*JOB*. Return each line of the listing that contains the string "with".

(Code that draws figures)
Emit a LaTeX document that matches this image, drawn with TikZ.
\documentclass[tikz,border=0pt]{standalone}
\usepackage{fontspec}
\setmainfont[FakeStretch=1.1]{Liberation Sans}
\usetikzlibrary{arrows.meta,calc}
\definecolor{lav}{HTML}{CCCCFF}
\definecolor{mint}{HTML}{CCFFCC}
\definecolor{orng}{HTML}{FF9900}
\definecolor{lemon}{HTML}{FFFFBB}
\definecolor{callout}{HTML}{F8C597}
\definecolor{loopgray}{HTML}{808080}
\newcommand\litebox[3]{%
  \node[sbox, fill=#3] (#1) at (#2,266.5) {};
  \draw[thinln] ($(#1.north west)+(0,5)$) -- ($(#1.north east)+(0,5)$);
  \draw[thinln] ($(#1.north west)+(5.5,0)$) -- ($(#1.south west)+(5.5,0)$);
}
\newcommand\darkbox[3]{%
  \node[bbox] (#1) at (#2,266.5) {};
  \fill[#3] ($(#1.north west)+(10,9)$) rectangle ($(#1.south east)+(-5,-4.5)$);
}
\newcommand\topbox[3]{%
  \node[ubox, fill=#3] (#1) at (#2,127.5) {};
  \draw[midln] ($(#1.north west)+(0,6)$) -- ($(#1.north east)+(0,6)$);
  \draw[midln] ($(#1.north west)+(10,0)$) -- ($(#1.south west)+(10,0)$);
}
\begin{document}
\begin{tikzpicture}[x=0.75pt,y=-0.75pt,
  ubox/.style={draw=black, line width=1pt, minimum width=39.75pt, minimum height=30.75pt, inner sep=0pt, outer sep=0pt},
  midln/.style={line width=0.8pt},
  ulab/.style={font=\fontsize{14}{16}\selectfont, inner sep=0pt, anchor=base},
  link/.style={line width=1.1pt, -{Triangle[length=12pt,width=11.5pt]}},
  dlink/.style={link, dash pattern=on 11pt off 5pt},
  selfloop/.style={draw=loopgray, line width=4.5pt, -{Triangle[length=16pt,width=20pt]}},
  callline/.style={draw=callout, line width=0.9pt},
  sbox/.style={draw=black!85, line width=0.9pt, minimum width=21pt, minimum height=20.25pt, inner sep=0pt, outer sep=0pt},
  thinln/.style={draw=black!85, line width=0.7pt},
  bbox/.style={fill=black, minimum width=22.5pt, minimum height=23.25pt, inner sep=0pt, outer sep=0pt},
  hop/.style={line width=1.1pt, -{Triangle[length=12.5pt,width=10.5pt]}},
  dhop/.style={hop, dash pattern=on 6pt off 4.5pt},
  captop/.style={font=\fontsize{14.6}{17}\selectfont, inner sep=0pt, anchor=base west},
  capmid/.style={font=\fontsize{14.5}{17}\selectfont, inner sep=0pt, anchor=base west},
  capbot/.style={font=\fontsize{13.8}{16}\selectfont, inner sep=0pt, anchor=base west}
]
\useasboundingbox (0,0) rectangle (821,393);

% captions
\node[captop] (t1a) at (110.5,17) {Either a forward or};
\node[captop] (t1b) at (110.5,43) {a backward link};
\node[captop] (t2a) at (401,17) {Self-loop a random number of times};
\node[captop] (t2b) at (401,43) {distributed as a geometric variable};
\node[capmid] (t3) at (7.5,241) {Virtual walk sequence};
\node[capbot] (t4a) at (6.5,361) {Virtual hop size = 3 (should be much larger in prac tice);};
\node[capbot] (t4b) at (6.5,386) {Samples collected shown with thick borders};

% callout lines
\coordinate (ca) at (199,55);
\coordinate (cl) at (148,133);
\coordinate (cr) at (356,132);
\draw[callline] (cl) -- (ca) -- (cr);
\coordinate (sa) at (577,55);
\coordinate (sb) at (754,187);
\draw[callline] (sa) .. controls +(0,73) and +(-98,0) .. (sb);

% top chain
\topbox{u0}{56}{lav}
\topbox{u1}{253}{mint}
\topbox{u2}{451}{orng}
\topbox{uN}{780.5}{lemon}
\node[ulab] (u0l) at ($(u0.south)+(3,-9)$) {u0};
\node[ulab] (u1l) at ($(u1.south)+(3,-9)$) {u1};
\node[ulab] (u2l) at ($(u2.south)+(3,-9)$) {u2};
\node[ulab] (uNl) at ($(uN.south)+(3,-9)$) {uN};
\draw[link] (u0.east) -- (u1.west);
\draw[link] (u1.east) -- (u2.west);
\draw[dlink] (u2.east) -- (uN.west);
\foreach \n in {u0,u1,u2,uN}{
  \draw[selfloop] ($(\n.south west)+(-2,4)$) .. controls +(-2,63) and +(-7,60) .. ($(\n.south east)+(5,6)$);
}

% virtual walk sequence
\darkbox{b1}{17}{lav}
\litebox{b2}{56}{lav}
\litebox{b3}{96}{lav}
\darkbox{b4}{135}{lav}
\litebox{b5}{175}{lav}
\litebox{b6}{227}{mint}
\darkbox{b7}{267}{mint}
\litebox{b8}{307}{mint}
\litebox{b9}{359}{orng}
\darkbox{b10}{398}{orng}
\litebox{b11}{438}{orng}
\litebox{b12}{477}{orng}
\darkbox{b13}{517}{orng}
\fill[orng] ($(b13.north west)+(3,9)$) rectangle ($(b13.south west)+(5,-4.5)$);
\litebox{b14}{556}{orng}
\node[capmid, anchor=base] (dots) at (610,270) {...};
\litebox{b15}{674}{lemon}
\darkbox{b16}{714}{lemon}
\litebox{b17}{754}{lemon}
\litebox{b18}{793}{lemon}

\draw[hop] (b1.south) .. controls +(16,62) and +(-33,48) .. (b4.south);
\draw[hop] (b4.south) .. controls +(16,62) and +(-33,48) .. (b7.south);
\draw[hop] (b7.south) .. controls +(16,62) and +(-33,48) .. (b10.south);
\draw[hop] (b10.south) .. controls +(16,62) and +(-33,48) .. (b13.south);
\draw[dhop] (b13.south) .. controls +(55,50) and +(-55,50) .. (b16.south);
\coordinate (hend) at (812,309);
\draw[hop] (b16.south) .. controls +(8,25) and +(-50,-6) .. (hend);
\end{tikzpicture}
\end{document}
* * *
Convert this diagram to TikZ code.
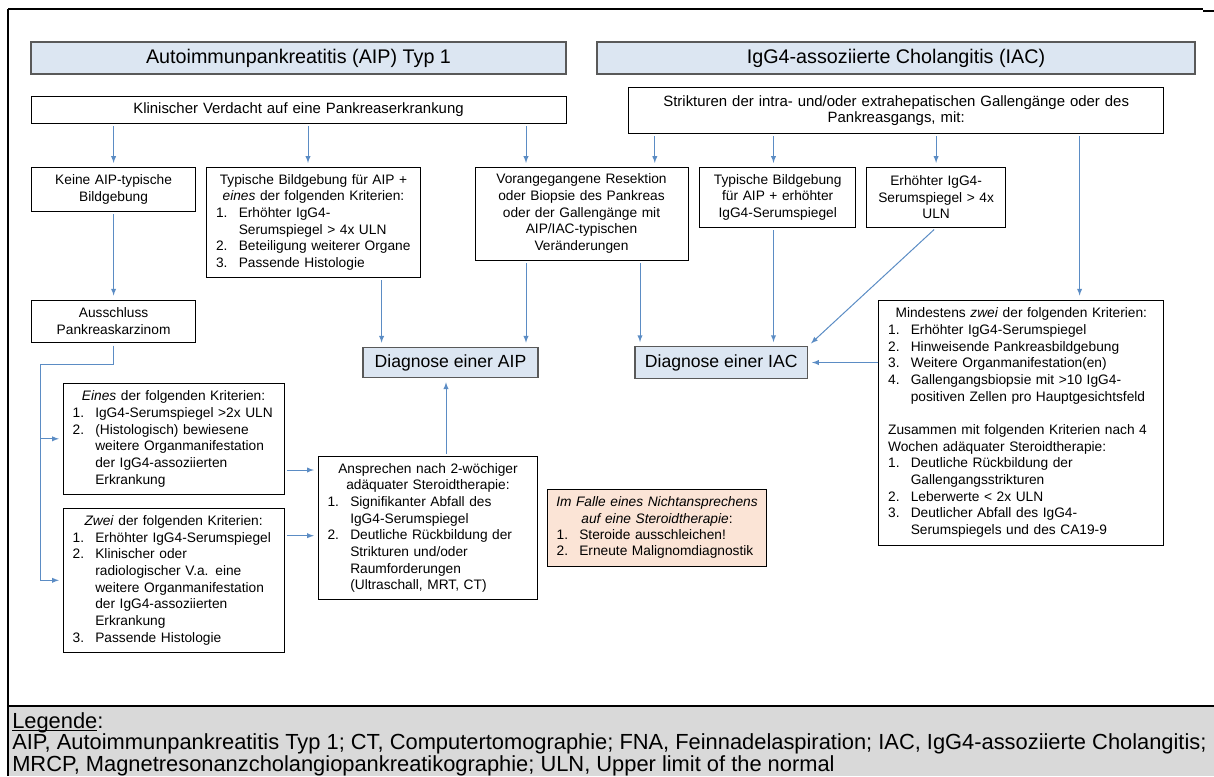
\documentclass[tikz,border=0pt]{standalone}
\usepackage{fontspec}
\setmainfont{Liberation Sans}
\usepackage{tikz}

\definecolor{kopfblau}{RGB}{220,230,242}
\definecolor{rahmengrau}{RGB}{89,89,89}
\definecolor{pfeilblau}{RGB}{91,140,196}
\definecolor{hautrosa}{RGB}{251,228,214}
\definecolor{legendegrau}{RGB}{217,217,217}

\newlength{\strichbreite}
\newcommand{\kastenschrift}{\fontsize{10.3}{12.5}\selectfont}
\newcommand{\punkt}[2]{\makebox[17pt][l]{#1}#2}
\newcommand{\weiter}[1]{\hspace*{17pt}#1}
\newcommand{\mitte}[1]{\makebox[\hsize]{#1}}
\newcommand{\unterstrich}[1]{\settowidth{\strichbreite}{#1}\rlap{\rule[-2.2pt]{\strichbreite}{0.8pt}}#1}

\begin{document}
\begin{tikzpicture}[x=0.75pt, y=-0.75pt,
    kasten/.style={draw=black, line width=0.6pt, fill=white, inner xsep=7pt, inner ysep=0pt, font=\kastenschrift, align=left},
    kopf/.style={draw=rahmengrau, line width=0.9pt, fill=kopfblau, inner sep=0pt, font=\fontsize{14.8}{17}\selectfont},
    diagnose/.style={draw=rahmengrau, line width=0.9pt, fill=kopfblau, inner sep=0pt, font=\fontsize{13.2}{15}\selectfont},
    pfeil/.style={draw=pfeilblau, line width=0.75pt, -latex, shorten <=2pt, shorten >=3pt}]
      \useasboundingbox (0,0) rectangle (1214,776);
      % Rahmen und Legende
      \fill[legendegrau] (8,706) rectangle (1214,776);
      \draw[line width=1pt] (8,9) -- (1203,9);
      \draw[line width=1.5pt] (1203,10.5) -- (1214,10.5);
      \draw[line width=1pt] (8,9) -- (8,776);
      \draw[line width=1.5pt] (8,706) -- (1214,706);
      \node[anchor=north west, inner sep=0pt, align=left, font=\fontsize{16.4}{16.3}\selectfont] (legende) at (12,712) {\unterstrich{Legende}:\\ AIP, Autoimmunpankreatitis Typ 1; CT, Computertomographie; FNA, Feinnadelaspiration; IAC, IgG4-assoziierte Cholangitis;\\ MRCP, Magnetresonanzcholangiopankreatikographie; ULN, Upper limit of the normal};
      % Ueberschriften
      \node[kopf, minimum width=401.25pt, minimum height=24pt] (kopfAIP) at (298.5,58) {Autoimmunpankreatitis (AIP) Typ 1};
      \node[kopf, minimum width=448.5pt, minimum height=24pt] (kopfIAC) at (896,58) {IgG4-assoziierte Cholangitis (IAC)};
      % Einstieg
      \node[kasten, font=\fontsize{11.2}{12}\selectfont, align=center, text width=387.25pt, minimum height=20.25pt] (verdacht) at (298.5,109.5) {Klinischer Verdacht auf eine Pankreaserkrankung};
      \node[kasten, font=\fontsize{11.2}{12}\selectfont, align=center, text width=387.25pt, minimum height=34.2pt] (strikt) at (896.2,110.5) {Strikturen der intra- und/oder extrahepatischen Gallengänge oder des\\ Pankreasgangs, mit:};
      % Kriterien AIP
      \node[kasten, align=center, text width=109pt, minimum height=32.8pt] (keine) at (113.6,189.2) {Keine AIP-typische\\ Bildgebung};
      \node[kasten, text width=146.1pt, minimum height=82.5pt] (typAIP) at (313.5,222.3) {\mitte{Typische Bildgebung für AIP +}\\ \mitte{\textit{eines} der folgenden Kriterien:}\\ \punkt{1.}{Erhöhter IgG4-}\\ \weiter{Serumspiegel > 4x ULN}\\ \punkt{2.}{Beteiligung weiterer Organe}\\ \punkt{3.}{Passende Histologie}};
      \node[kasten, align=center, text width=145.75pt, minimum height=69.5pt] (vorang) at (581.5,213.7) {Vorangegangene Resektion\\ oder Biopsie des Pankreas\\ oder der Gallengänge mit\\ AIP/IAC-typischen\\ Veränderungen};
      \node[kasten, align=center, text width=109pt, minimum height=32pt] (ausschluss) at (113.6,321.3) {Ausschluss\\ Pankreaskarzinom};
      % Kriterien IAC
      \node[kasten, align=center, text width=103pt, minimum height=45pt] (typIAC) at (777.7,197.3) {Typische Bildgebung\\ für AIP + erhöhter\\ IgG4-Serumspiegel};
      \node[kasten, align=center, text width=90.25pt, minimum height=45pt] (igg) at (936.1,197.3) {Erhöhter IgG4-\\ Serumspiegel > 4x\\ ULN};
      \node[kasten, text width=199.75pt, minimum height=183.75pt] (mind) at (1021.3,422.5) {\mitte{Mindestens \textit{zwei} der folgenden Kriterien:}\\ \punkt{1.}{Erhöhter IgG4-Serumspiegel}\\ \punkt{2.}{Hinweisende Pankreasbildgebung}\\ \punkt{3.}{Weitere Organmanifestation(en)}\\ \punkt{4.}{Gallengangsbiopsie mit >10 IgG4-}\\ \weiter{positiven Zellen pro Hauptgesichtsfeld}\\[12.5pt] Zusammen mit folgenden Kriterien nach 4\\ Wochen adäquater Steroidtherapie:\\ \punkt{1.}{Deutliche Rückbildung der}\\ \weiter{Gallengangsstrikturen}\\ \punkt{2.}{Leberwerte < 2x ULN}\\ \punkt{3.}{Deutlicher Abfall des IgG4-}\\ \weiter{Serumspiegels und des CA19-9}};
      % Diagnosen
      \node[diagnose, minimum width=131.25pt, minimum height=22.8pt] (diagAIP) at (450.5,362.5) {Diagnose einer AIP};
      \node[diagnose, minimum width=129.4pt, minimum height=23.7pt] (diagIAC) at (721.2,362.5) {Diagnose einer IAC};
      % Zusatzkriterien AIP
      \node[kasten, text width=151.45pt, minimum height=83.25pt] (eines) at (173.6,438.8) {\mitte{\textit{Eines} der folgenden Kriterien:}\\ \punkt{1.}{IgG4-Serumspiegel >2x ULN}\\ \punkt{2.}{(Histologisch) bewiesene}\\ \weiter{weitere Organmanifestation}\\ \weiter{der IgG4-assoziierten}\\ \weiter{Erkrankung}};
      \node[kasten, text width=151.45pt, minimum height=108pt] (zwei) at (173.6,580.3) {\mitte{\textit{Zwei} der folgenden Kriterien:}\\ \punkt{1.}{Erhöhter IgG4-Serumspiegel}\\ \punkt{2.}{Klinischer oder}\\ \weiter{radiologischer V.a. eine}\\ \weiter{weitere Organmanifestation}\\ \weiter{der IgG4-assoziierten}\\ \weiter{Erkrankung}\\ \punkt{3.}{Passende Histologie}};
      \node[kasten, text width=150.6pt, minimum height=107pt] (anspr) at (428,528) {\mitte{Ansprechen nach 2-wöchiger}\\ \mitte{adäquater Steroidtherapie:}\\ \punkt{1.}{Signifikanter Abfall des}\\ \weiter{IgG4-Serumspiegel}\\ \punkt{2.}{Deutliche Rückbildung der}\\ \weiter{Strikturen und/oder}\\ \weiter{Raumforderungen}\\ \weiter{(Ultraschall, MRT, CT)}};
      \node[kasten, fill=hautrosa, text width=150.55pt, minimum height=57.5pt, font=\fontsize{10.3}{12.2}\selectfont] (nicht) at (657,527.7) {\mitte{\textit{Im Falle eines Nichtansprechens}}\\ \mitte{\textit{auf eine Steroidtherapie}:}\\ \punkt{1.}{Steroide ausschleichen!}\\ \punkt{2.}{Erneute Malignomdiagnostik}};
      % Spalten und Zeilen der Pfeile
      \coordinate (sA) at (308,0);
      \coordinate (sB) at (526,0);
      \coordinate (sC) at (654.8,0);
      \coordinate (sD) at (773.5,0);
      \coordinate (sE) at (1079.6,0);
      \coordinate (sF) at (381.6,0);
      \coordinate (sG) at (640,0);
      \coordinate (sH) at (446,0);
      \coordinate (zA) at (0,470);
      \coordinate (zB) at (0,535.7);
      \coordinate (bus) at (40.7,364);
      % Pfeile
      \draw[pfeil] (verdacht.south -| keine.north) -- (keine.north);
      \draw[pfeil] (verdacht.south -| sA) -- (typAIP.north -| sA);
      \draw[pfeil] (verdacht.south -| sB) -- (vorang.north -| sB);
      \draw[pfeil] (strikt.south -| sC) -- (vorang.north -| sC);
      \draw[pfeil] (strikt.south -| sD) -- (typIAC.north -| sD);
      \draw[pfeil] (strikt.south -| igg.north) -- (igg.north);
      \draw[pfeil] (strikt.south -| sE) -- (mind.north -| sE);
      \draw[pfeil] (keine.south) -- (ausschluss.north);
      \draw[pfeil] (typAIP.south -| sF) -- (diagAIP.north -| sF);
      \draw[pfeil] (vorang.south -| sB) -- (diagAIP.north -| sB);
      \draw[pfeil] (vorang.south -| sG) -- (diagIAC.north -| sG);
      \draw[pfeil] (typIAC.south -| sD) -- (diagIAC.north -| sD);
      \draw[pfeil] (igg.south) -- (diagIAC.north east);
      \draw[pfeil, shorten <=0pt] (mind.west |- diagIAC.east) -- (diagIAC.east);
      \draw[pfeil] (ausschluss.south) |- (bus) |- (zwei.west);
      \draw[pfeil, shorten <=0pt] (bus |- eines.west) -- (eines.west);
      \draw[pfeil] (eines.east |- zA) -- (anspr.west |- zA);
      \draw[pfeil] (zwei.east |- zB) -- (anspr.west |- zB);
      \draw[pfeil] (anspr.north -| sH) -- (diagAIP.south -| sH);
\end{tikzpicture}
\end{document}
==
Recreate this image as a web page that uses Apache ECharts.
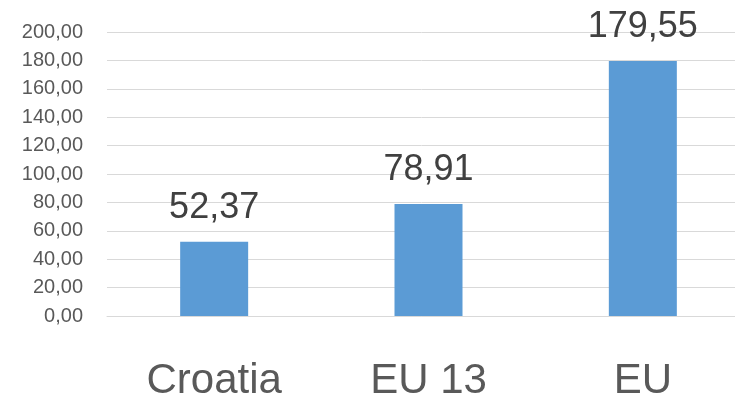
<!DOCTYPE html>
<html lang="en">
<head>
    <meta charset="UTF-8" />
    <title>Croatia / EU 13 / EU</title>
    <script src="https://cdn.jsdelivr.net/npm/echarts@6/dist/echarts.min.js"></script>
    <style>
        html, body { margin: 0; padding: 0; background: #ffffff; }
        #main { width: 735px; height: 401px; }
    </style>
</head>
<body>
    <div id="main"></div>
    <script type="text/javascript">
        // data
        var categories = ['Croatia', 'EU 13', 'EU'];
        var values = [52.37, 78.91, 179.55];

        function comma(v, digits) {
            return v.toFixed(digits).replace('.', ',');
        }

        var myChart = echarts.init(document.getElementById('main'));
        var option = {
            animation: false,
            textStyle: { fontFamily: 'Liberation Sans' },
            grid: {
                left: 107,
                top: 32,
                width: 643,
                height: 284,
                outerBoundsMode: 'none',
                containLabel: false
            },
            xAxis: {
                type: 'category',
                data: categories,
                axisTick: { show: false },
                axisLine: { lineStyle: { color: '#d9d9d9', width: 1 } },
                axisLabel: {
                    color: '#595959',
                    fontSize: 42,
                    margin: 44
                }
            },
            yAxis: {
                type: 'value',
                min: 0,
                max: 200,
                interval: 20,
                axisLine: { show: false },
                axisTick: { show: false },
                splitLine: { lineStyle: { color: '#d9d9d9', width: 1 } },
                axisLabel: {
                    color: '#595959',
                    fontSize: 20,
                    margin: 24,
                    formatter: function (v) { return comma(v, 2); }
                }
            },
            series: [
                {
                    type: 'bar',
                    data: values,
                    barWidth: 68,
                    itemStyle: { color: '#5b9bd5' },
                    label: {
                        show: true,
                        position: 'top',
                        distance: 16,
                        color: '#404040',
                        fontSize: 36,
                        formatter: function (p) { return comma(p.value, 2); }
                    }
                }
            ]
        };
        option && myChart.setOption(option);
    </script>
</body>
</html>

*RESULT FOR THIS EXERCISE*.
Emit a LaTeX document that matches this image, drawn with TikZ.
\node[capbot] (t4b) at (6.5,386) {Samples collected shown with thick borders};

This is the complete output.